Dubai Internet City (DIC) got off to a flying start. In September 2000 Dubai officials announced that more than a hundred information technology companies had been granted licences to operate in the city. The companies, which included industry giants Microsoft, Oracle and Compaq, invested USD250m in the technology, e-commerce and media free zone, according to DIC director-general Mohammed Al Gergawi. By 2016, office space in the DIC covered an area of more than 1.5m square feet and was home to 1,400 companies and over 10,000 workers.
The free zone authority oversees the establishment of the necessary infrastructure at the zone, licences companies wishing to set up shop there and leases land and property to them for up to 50 years. The authority also runs the zone, and levies fees for its services.
Companies are allowed 100 percent foreign ownership in the zone, while goods imported to the zone and products for export are exempt from custom duties and companies are exempt from taxes, including income tax. In line with Dubai’s liberal economic policies, the DIC regulations also provide for 100 percent repatriation of capital and profits, easy registration and licensing, stringent cyber regulations and protection of intellectual property; there are no currency restrictions.
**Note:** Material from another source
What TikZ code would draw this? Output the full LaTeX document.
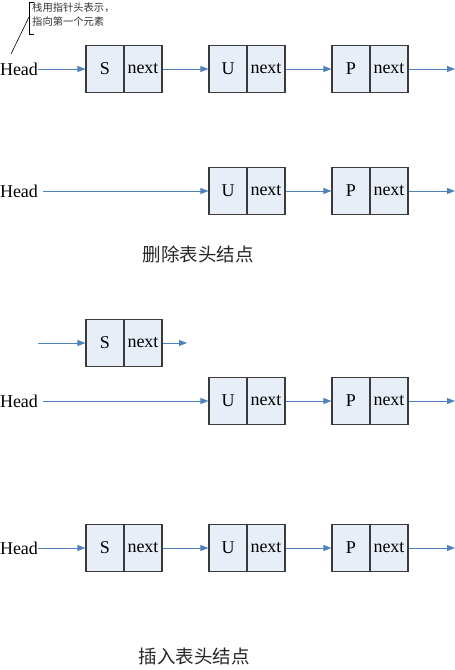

Companies can choose to incorporate in one of three ways:
- Branch of Foreign Company;
- Branch of UAE-based Company (including other UAE Free Zone licensees);
- Free Zone Limited Liability Company (FZ LLC).
Submission of the Licence application form can be done electronically through the Dubai Internet City site.
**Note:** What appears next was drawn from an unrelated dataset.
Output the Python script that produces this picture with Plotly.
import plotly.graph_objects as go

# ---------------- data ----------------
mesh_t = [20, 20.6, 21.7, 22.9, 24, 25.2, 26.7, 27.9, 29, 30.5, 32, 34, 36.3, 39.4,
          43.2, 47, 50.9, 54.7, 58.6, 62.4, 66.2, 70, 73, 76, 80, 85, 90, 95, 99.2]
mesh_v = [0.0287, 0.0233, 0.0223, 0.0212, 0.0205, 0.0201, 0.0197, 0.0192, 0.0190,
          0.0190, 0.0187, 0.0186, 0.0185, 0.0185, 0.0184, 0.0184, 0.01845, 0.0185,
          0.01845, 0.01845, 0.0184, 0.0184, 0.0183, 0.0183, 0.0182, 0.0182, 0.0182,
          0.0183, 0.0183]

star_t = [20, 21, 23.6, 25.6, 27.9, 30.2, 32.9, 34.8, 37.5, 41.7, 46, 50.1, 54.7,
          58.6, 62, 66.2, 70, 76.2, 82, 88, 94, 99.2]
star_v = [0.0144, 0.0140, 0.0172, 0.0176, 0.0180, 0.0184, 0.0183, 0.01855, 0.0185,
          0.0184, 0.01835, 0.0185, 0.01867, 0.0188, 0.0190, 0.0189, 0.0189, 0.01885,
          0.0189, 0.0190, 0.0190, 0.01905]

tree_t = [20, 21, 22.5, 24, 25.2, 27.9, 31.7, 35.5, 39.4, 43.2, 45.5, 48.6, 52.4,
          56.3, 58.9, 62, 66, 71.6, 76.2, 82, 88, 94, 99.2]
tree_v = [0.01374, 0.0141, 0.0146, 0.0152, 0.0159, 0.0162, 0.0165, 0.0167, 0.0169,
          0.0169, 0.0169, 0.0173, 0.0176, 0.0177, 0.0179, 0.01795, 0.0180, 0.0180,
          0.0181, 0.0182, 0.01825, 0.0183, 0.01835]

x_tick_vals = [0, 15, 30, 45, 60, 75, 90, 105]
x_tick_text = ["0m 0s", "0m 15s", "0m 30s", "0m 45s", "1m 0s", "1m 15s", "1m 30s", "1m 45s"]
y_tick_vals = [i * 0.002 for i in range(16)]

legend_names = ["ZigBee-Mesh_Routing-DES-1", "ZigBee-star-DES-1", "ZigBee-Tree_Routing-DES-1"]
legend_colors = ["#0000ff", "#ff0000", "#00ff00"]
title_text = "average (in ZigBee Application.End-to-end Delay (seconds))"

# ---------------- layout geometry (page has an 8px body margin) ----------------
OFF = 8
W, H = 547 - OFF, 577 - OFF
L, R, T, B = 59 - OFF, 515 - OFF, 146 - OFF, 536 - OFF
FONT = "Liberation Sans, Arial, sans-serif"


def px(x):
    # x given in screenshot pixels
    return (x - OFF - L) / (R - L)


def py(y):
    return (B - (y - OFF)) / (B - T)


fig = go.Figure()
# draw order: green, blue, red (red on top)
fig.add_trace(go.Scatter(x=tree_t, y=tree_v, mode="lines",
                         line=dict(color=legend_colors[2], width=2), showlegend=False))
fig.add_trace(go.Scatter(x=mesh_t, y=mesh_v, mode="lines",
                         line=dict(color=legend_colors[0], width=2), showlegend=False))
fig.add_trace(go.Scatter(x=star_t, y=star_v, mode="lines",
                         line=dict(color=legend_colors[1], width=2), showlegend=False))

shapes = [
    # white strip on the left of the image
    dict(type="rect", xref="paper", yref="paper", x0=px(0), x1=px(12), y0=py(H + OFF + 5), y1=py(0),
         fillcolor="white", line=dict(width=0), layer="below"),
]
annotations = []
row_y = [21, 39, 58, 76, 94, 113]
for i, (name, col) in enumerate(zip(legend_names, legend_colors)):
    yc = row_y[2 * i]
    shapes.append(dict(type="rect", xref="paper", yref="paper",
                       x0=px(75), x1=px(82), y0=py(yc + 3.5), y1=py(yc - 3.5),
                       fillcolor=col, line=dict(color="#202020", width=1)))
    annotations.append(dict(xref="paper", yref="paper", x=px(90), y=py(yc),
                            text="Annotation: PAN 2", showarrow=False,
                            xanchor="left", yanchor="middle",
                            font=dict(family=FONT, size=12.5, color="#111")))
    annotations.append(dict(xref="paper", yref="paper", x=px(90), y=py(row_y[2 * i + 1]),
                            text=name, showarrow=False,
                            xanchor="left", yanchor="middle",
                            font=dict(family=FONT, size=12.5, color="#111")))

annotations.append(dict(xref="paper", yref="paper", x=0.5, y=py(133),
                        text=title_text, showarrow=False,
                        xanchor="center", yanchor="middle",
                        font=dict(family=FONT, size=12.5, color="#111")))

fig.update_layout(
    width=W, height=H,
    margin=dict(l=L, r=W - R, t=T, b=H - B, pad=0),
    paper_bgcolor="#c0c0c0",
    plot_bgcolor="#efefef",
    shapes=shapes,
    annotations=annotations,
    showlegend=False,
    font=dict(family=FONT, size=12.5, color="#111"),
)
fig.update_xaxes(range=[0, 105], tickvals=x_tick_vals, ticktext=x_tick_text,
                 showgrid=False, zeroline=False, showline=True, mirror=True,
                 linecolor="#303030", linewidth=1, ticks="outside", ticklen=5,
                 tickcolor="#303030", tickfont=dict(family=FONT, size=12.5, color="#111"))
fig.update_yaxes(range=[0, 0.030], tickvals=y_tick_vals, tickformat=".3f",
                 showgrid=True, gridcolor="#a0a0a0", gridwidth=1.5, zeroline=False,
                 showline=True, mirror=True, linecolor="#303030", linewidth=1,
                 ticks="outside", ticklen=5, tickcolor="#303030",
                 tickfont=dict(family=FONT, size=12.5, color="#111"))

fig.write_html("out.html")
Dubai Multi Commodities Centre (DMCC)
Established in 2002 by royal decree, the Dubai Multi Commodities Centre Authority (DMCC) is a strategic initiative of the Government of Dubai, with a mandate to enhance commodity trade flows through the Emirate by providing the appropriate physical, market, financial infrastructure and services required. Enjoying the same fiscal privileges, legal autonomy and regulatory freedoms as Dubai’s other free zones, the DMCC is the master developer and licensing authority for the Jumeirah Lake Towers (JLT) Free Zone, the fastest growing free zone development in Dubai.
The number of registered companies operating in the DMCC has grown rapidly to more than 13,000 in 2017. According to the free zone, this growth is attributable in large part to its digital transformation initiative, which made all the free zone’s services available online in 2013, including the company registration process.
Ahmed Bin Sulayem, the Executive Chairman of the DMCC, said: “Our transformation has enabled us to outperform our growth targets whilst allowing us to interconnect our entire community. You can find all our services and products online. Innovation and technology play a major role in how we at DMCC interact with our stakeholders and facilitate trade across the world.”
The DMCC was the first UAE free zone authority to offer freehold business premises in addition to all the usual incentives, including exemption from corporate tax, full foreign ownership and 100 percent repatriation of capital.
Dubai has all the attributes and more of a modern, sophisticated financial centre; combined with the emirate’s mineral wealth, the government’s liberal attitude to business and readiness to invest heavily in essential infrastructure, the almost complete absence of taxes, and its location at the cross-roads of Europe, Africa and Asia, Dubai has become the most attractive and dynamic offshore jurisdiction in the region, if not globally, and, despite ongoing global economic and political uncertainty, its future looks reasonably assured.